Scottish BRIT Award winner Finley Quaye has been convicted of punching a bar manager during a drunken unprovoked assault.
Quaye, of Earls Court in London, admitted a single charge of assault when he appeared at Westminster Magistrates' Court earlier today.
Assault is an offence under section 39 of the Criminal Justice Act 1988. It is a summary offence with a maximum penalty of 26 weeks custody, an unlimited fine, or both.
The 45-year-old musician had been performing at a bar in South Kensington, London and drinking throughout the day before he turned on staff in the early hours of 8th September 2019.
The court heard that Quaye had asked bar manager Robert Jenei to search for a woman's handbag.
But when the staff member returned the singer was "visibly angry", according to prosecutor Malachy Pakenham.
"The defendant was seen being verbally abusive and threatening towards the victim and security staff at a licensed premises, saying he was going to punch them in the face," Mr Pakenham said.
"The defendant then punched the victim in the face."
Mr Pakenham described how Quaye left the premises, kicked out at a BMW car belonging to one of the security staff and shouted "I will stab you lot in the kidney; I will stab you in the windpipe."
Shahnaz Sargent, mitigating, said: "Mr Quaye accepts that he has got an alcohol problem. He had been drinking all day. He has performed there on several occasions and is in fact very ashamed of his behaviour. He accepts that he was out of order."
Magistrates adjourned sentencing and ordered a pre-sentence report.

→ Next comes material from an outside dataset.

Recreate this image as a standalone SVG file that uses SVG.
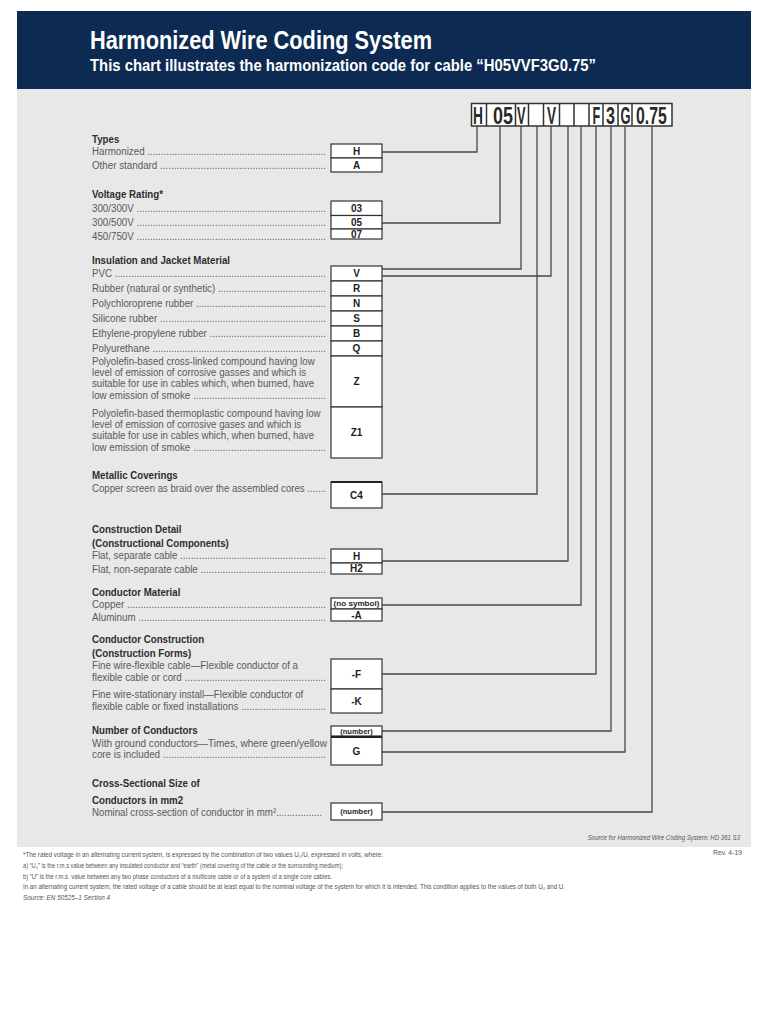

Quaye was granted conditional bail until he next appears at the same court on 14th October 2019.
The singer is no stranger to the court system. In April 2012 he was convicted of a racially aggravated assault in Edinburgh. In that incident a drunken Quaye spat in a woman's face before punching it.
In November 2016 he was convicted of another assault in London. In that incident he turned up on the doorstep of a terminally ill friend and headbutted him.
Quaye received high level community orders for both of those offences.